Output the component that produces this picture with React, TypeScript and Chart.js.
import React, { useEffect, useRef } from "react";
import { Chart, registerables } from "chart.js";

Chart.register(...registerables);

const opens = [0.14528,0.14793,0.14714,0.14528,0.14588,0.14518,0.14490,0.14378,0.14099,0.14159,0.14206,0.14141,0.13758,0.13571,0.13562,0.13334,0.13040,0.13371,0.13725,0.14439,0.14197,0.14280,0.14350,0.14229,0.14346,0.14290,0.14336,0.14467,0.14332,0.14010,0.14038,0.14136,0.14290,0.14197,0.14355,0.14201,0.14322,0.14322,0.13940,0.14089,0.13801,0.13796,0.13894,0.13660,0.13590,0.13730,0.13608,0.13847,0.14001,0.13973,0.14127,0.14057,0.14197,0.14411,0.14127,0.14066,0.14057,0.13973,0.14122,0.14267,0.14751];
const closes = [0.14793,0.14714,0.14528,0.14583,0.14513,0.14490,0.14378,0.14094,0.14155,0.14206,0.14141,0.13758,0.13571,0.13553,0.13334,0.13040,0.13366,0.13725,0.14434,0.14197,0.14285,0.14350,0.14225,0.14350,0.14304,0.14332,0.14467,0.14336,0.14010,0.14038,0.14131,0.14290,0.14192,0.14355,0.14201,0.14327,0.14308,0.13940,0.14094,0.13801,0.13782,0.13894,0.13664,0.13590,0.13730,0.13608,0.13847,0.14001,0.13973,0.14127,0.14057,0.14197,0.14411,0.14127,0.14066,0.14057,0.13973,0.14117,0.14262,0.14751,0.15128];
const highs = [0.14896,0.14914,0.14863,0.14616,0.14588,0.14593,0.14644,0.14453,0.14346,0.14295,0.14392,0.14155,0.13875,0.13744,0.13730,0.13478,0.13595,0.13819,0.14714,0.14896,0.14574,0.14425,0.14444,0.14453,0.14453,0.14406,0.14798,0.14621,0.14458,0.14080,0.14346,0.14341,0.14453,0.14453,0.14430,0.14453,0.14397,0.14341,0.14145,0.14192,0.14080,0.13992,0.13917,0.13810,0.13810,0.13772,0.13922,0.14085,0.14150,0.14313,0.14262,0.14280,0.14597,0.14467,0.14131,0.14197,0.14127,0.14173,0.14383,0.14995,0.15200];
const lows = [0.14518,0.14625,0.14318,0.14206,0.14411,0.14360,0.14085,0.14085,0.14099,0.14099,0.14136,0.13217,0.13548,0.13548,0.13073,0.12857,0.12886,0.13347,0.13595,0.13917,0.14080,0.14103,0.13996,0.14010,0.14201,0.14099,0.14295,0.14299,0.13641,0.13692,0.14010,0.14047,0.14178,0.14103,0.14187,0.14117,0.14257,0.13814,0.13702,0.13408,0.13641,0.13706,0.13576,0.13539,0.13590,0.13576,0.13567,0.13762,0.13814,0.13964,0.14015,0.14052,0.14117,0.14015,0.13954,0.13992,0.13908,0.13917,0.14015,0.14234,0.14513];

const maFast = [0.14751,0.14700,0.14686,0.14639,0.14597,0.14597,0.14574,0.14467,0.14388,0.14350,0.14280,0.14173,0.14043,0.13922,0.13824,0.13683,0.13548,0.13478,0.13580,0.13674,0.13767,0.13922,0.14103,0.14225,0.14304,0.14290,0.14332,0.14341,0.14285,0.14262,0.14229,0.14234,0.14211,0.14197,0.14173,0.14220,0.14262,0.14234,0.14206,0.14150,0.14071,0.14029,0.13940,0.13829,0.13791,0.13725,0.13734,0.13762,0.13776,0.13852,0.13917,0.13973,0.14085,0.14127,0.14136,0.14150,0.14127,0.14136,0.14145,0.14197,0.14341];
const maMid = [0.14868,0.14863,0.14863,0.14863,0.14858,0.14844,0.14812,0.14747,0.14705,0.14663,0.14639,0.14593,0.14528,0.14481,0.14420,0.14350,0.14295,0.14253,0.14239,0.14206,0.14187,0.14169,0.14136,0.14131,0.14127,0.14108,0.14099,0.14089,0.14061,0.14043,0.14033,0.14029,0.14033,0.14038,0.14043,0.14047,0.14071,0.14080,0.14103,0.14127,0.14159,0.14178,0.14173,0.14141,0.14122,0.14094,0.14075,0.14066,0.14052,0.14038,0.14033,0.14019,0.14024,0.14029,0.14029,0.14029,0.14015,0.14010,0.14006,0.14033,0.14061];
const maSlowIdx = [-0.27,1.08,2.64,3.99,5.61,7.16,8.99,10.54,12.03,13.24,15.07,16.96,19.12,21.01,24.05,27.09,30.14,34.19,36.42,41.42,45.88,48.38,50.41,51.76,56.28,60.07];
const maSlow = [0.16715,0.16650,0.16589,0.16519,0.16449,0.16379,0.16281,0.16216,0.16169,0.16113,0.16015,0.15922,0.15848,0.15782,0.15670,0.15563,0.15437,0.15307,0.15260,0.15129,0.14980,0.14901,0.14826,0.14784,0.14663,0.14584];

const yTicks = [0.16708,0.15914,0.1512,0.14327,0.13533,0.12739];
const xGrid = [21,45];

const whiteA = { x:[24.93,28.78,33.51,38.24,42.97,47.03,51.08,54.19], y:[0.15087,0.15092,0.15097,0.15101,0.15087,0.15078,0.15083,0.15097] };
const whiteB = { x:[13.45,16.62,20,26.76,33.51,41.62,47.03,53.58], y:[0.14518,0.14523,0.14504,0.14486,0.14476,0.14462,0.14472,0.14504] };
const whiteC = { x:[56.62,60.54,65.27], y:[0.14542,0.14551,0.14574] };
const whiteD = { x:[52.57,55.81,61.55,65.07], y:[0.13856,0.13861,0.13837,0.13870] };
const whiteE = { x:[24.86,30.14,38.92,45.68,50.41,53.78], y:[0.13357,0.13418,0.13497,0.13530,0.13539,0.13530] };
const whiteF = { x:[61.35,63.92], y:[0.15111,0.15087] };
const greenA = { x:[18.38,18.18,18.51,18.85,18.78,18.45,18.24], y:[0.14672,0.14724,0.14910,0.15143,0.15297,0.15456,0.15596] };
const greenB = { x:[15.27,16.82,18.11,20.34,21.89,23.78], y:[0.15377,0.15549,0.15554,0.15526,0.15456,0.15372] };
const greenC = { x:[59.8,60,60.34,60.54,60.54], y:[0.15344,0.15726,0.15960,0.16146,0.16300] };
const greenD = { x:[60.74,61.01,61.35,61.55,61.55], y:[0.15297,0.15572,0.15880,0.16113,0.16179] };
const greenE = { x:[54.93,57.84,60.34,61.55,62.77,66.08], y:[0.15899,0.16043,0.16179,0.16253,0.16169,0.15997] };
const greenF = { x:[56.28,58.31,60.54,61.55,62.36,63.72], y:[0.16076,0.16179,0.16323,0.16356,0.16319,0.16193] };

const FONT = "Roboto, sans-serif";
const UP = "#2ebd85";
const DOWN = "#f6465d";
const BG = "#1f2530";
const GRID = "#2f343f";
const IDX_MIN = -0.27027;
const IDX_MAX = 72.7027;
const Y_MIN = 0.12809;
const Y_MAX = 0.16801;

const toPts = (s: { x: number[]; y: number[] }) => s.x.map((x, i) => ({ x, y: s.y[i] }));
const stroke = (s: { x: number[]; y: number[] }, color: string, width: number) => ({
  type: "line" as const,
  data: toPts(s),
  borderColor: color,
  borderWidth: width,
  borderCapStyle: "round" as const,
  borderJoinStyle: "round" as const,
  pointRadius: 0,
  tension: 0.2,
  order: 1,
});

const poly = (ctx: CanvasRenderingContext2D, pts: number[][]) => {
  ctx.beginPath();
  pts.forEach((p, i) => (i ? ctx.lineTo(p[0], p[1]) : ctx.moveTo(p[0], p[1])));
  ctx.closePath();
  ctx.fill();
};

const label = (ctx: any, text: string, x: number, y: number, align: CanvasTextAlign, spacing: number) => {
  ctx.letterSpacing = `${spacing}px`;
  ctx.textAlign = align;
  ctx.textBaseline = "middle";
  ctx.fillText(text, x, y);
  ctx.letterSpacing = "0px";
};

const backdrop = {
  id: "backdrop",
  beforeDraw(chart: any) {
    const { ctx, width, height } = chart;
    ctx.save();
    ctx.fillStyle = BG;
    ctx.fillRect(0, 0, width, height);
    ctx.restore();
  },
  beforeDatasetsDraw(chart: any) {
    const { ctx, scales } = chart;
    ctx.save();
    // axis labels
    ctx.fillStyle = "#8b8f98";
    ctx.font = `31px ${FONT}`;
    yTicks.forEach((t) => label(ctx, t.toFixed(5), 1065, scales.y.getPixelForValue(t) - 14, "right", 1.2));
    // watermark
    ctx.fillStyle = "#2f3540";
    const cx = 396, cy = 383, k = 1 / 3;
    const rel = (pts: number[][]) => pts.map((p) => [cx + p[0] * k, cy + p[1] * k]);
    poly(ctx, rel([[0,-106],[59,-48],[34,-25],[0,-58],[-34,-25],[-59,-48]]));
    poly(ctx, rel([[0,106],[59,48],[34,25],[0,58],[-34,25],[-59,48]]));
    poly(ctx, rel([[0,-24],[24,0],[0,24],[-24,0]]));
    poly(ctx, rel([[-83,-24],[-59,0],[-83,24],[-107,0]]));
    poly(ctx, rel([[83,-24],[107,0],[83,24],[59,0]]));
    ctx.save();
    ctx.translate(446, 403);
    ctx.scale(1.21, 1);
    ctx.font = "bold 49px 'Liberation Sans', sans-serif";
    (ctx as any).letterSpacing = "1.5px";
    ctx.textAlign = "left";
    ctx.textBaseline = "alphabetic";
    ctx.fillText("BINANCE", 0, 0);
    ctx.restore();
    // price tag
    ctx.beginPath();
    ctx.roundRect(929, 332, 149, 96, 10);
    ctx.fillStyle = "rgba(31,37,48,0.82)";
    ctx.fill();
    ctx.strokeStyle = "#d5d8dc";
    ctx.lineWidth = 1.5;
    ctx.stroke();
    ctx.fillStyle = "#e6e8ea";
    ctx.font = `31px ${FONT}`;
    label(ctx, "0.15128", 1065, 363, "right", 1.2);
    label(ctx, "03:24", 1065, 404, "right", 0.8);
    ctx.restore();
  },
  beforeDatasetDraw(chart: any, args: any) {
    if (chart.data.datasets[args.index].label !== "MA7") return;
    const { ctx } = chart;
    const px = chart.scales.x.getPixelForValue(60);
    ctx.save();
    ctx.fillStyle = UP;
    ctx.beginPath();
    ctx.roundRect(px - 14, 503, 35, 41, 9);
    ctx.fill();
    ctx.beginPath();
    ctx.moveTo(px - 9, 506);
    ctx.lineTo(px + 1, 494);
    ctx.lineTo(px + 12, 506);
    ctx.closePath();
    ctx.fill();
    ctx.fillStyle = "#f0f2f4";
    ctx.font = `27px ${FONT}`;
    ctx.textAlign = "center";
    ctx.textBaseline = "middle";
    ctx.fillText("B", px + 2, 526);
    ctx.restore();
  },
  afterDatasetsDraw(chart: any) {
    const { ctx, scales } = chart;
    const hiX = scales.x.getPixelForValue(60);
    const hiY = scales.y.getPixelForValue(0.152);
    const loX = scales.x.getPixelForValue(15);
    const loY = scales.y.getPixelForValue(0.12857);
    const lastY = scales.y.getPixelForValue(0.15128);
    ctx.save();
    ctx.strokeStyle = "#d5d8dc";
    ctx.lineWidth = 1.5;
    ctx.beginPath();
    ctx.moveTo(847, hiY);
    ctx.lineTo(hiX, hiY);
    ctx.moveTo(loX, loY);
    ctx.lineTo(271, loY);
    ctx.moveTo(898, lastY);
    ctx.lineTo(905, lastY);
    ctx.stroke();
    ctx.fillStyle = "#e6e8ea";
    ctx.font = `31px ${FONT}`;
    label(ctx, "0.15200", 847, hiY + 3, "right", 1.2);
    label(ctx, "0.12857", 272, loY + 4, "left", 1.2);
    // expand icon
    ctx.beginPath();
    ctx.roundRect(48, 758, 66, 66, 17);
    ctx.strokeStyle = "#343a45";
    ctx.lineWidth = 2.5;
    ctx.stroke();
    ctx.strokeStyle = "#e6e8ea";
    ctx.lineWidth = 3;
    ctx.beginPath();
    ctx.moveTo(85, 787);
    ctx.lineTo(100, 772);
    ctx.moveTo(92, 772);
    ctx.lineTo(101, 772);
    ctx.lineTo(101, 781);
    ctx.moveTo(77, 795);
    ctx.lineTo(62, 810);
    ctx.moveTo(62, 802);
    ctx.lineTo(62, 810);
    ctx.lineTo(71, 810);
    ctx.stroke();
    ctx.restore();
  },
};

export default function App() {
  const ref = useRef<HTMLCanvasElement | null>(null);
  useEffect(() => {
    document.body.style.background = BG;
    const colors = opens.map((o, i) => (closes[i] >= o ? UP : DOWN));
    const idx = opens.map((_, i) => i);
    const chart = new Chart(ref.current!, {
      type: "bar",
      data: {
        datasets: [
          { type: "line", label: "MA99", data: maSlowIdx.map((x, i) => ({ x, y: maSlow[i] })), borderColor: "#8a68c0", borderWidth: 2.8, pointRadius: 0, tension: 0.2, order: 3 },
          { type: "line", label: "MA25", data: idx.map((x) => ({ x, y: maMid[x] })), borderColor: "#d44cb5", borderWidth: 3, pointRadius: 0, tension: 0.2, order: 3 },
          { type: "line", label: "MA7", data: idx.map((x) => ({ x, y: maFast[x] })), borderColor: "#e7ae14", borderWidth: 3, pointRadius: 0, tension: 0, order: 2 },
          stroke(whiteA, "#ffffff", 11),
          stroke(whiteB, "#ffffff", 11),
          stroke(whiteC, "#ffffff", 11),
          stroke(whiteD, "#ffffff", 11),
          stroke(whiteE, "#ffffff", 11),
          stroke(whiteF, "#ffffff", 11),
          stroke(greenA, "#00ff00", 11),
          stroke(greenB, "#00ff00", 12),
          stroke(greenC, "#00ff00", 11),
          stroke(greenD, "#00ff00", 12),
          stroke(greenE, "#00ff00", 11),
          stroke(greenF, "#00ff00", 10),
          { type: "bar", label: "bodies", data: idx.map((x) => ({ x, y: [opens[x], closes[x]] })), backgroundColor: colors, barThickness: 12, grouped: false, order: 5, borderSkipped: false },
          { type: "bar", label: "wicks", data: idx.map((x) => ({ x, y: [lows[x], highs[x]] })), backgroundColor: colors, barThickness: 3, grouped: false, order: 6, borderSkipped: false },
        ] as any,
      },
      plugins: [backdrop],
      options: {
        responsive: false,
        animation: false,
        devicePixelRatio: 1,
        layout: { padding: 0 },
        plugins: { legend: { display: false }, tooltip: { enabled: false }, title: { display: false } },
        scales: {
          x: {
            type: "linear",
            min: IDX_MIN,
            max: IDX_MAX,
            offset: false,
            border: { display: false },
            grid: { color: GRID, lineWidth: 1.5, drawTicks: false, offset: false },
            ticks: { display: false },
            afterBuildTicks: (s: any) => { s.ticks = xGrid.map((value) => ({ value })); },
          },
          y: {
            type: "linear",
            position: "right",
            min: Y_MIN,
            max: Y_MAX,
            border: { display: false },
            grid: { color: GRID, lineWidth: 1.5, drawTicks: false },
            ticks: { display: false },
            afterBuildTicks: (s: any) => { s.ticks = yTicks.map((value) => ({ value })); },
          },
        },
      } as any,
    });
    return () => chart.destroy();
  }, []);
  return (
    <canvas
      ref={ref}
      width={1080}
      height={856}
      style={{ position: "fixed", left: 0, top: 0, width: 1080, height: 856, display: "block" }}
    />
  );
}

_Given instruction_. Please write out the material word for word from its first line through the line holding "Chart.register(...registerables);", including both, and no line past it.

_Task response_.
Output the component that produces this picture with React, TypeScript and Chart.js.
import React, { useEffect, useRef } from "react";
import { Chart, registerables } from "chart.js";

Chart.register(...registerables);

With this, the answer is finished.